Samsung’s Tandem OLED: The End of the Brightness Trade-off?
OLED has always had a brightness problem. With its new 2026 tandem architecture, Samsung isn't just fixing it—it's trying to bury the competition. This isn't an incremental tweak to the sub-pixel layout; it is a structural overhaul that moves away from the traditional single-stack design. By using two layers of organic light-emitting material instead of one, Samsung has built a system that generates more light across a broader surface area without pushing the hardware to its breaking point.
The industry has hit a wall with single-stack OLEDs. To get more light, you need more current. More current means more heat and faster degradation. Samsung’s tandem approach sidesteps this by distributing the workload. It is a cleaner, more sustainable way to hit the performance metrics the 2026 cycle demands.

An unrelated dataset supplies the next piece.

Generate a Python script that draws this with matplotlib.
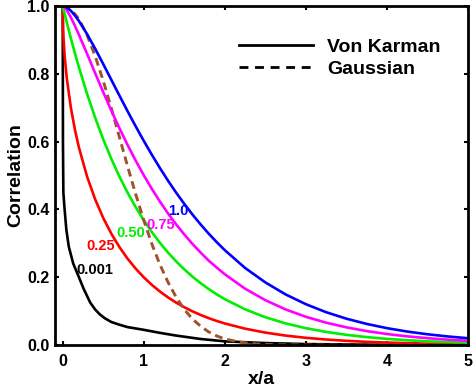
import matplotlib
matplotlib.use("Agg")
import matplotlib.pyplot as plt
from matplotlib.lines import Line2D

plt.rcParams['font.family'] = ['Liberation Sans', 'DejaVu Sans']
plt.rcParams['font.weight'] = 'bold'

# Von Karman curves
x_vk = [0.0, 0.005, 0.01, 0.025, 0.05, 0.1, 0.15, 0.2, 0.3, 0.4, 0.5, 0.6,
        0.7, 0.8, 0.9, 1.0, 1.1, 1.2, 1.3, 1.4, 1.5, 1.6, 1.7, 1.8, 1.9, 2.0,
        2.25, 2.5, 2.75, 3.0, 3.25, 3.5, 3.75, 4.0, 4.25, 4.5, 4.75, 5.0]
y_025 = [1.0, 0.9324, 0.9044, 0.8490, 0.7870, 0.7004, 0.6356, 0.5824, 0.4971,
         0.4298, 0.3746, 0.3282, 0.2888, 0.2548, 0.2254, 0.1998, 0.1774,
         0.1577, 0.1404, 0.1251, 0.1116, 0.0996, 0.0890, 0.0795, 0.0711,
         0.0637, 0.0484, 0.0368, 0.0280, 0.0214, 0.0164, 0.0125, 0.0096,
         0.0074, 0.0057, 0.0044, 0.0033, 0.0026]
y_050 = [1.0, 0.9950, 0.9900, 0.9753, 0.9512, 0.9048, 0.8607, 0.8187, 0.7408,
         0.6703, 0.6065, 0.5488, 0.4966, 0.4493, 0.4066, 0.3679, 0.3329,
         0.3012, 0.2725, 0.2466, 0.2231, 0.2019, 0.1827, 0.1653, 0.1496,
         0.1353, 0.1054, 0.0821, 0.0639, 0.0498, 0.0388, 0.0302, 0.0235,
         0.0183, 0.0143, 0.0111, 0.0087, 0.0067]
y_075 = [1.0, 0.9995, 0.9986, 0.9951, 0.9869, 0.9659, 0.9413, 0.9147, 0.8587,
         0.8016, 0.7454, 0.6910, 0.6392, 0.5900, 0.5438, 0.5006, 0.4602,
         0.4227, 0.3878, 0.3556, 0.3260, 0.2983, 0.2731, 0.2490, 0.2285,
         0.2087, 0.1662, 0.1323, 0.1051, 0.0834, 0.0660, 0.0523, 0.0413,
         0.0326, 0.0257, 0.0203, 0.0160, 0.0126]
y_100 = [1.0, 0.9999, 0.9997, 0.9987, 0.9955, 0.9854, 0.9717, 0.9552, 0.9168,
         0.8738, 0.8282, 0.7817, 0.7352, 0.6894, 0.6449, 0.6019, 0.5608,
         0.5215, 0.4843, 0.4491, 0.4161, 0.3850, 0.3560, 0.3287, 0.3034,
         0.2797, 0.2273, 0.1847, 0.1493, 0.1205, 0.0969, 0.0778, 0.0624,
         0.0499, 0.0399, 0.0319, 0.0254, 0.0202]

x_0001 = [0.0, 0.003, 0.008, 0.02, 0.045, 0.075, 0.13, 0.2, 0.26, 0.34, 0.4,
          0.46, 0.52, 0.6, 0.7, 0.8, 0.9, 1.0, 1.2, 1.4, 1.7, 2.0, 2.5, 3.0,
          4.0, 5.0]
y_0001 = [1.0, 0.60, 0.45, 0.41, 0.34, 0.29, 0.24, 0.20, 0.165, 0.125, 0.105,
          0.09, 0.079, 0.068, 0.060, 0.053, 0.049, 0.045, 0.036, 0.028, 0.018,
          0.011, 0.006, 0.003, 0.001, 0.0005]

# Gaussian curve
x_gauss = [0.0, 0.1, 0.2, 0.3, 0.4, 0.5, 0.6, 0.7, 0.8, 0.9, 1.0, 1.1, 1.2,
           1.3, 1.4, 1.5, 1.6, 1.7, 1.8, 1.9, 2.0, 2.2, 2.4, 2.6, 3.0, 4.0, 5.0]
y_gauss = [1.0, 0.990, 0.961, 0.914, 0.852, 0.779, 0.698, 0.613, 0.527, 0.445,
           0.368, 0.298, 0.237, 0.185, 0.141, 0.105, 0.077, 0.056, 0.039,
           0.027, 0.018, 0.008, 0.003, 0.001, 0.0, 0.0, 0.0]

labels = ['0.001', '0.25', '0.50', '0.75', '1.0']
colors = ['black', '#ff0000', '#00ee00', '#ff00ff', '#0000ff']
label_pos = [(0.395, 0.221), (0.47, 0.292), (0.84, 0.330), (1.21, 0.354), (1.43, 0.395)]

fig = plt.figure(figsize=(4.74, 3.86), dpi=100)
ax = fig.add_axes([0.1152, 0.106, 0.8721, 0.879])

lw = 1.9
ax.plot(x_0001, y_0001, color=colors[0], lw=lw)
ax.plot(x_vk, y_025, color=colors[1], lw=lw)
ax.plot(x_vk, y_050, color=colors[2], lw=lw)
ax.plot(x_gauss, y_gauss, color='#a0522d', lw=2.1, ls=(0, (2.7, 1.7)))
ax.plot(x_vk, y_075, color=colors[3], lw=lw)
ax.plot(x_vk, y_100, color=colors[4], lw=lw)

for txt, c, (px, py) in zip(labels, colors, label_pos):
    ax.text(px, py, txt, color=c, fontsize=10.5, fontweight='bold',
            ha='center', va='center')

ax.set_xlim(-0.1, 5.0)
ax.set_ylim(0, 1.0)
ax.set_xticks([0, 1, 2, 3, 4, 5])
ax.set_yticks([0.0, 0.2, 0.4, 0.6, 0.8, 1.0])
ax.set_yticklabels(['0.0', '0.2', '0.4', '0.6', '0.8', '1.0'])
ax.tick_params(direction='in', top=True, right=True, length=3, width=1.5,
               labelsize=11.5)
ax.tick_params(axis='x', pad=6.5)
ax.tick_params(axis='y', pad=3.5)
for s in ax.spines.values():
    s.set_linewidth(2)

ax.set_xlabel('x/a', fontsize=14, fontweight='bold', labelpad=1)
ax.set_ylabel('Correlation', fontsize=14, fontweight='bold', labelpad=2)

handles = [Line2D([], [], color='black', lw=2),
           Line2D([], [], color='black', lw=2, ls=(0, (3.2, 2.4)))]
ax.legend(handles, ['Von Karman', 'Gaussian'], loc='upper left',
          bbox_to_anchor=(0.446, 0.905), frameon=False, fontsize=14,
          handlelength=3.8, handletextpad=0.75, labelspacing=0.25,
          borderpad=0, borderaxespad=0)

fig.savefig('out.png', dpi=100)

Breaking the 4,500-Nit Ceiling
The numbers are high—historically high. Samsung’s new premium monitors hit 1,300 nits, while the flagship televisions reach a staggering 4,500 nits. For context, OLED has spent years in the shadow of Mini-LED’s raw power. Even compared to Samsung’s previous QD-OLED iterations or LG’s Micro Lens Array (MLA) tech, these figures represent a massive leap in peak luminance.

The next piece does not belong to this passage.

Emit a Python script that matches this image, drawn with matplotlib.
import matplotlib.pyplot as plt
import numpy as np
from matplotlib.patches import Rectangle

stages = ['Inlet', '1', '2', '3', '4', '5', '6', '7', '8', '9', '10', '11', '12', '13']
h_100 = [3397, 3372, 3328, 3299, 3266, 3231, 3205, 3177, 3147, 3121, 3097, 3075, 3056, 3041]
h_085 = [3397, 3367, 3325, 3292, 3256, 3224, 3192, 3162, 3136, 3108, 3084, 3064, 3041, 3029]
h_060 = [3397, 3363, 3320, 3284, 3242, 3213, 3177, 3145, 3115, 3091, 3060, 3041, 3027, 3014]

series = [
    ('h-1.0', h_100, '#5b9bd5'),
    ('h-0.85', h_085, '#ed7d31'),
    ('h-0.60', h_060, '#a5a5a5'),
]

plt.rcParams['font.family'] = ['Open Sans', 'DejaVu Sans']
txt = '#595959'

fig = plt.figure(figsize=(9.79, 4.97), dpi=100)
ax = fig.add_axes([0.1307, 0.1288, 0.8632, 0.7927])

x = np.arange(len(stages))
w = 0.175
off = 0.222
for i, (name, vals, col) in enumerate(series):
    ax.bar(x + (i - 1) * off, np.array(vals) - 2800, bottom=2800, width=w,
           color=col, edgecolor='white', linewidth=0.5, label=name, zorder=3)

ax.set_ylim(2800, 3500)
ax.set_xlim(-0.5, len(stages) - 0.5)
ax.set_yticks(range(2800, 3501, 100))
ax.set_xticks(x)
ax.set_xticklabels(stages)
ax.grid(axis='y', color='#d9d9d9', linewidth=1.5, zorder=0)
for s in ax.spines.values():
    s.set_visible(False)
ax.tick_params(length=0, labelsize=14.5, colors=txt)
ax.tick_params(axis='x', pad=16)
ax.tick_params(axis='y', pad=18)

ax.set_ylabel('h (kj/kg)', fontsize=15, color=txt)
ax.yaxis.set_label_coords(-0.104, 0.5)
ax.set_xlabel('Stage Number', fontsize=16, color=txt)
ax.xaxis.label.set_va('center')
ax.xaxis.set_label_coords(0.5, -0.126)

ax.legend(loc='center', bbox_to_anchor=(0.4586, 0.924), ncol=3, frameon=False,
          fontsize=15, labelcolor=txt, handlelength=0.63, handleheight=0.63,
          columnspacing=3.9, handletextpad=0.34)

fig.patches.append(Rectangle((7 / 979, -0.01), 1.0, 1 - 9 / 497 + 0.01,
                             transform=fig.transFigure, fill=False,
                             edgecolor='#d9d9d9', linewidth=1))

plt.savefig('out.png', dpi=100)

While 4,500 nits might sound like overkill for a dark living room, it’s the headroom for specular highlights that actually matters. It’s the difference between a flat white flash and a realistic glint of sunlight off a chrome bumper. This allows for HDR10+ content to be displayed with absolute fidelity, maintaining color saturation even at extreme brightness levels. On the monitor side, the 1,300-nit threshold finally solves the "dimness" complaint that has plagued professional OLED workstations for years. No more dim-room compromises.
The Death of the "Dark Room" Requirement
Historically, you bought an OLED for a theater room and an LED for a sunlit office. That era is over. These 1,300-nit panels possess the luminance necessary to punch through heavy ambient glare. You get the infinite contrast ratios that define OLED without sacrificing visibility in a brightly lit room. It’s a win for colorists who need accuracy across the entire EOTF (Electro-Optical Transfer Function) curve without the "washing out" effect common in older panels.
The Heat Problem: Solved
The "burn-in" bogeyman has always been a product of heat and voltage. In a single-stack panel, pushing for high brightness is a suicide mission for organic compounds. Tandem OLED changes the physics of the display. Because the luminance load is shared between two stacked layers, each layer operates at a significantly lower voltage to produce the same amount of light.
Less stress equals a longer life. For professionals with static toolbars or gamers with persistent HUDs, this hardware-level solution provides a safety margin that software dimming simply can't match. The efficiency gains also mean the chassis stays cooler. This is critical for performance stability. Older OLED monitors often use aggressive Automatic Brightness Limiters (ABL) that cause the screen to "pump" or dim suddenly when a bright window is opened. Because these tandem panels generate less heat per unit of light, the ABL can stay out of the way. The result is a consistent, stable image.
Real-World Impact: From Grade to Gameplay
For the creative professional, this is the most significant shift in years. It creates a unified workflow where the editing monitor finally matches the high-brightness standards of the delivery format. You no longer have to guess how a grade will look on a high-end consumer set; the reference and the reality have finally converged.
High-Output Gaming
High-end gamers get the same benefit: 1,300 nits of punch combined with the instant response times of OLED pixels. In high-contrast titles, the ability to place a 1,300-nit spark next to a perfect black pixel creates a level of immersion that single-stack OLEDs simply cannot replicate.
Future-Proofing the Home Cinema
At 4,500 nits, these TVs are built for the next decade of HDR mastering. They display content exactly as the director intended, bypassing the need for heavy-handed tone mapping that can distort the original creative vision. Samsung has effectively bridged the gap between OLED contrast and LED power.
The data is clear: the 1,300-nit and 4,500-nit benchmarks aren't just for the spec sheet. They are tangible fixes for the durability, visibility, and accuracy issues that have held OLED back. Samsung’s commitment to tandem architecture has set a new baseline for the industry. The competition now has a very long way to catch up.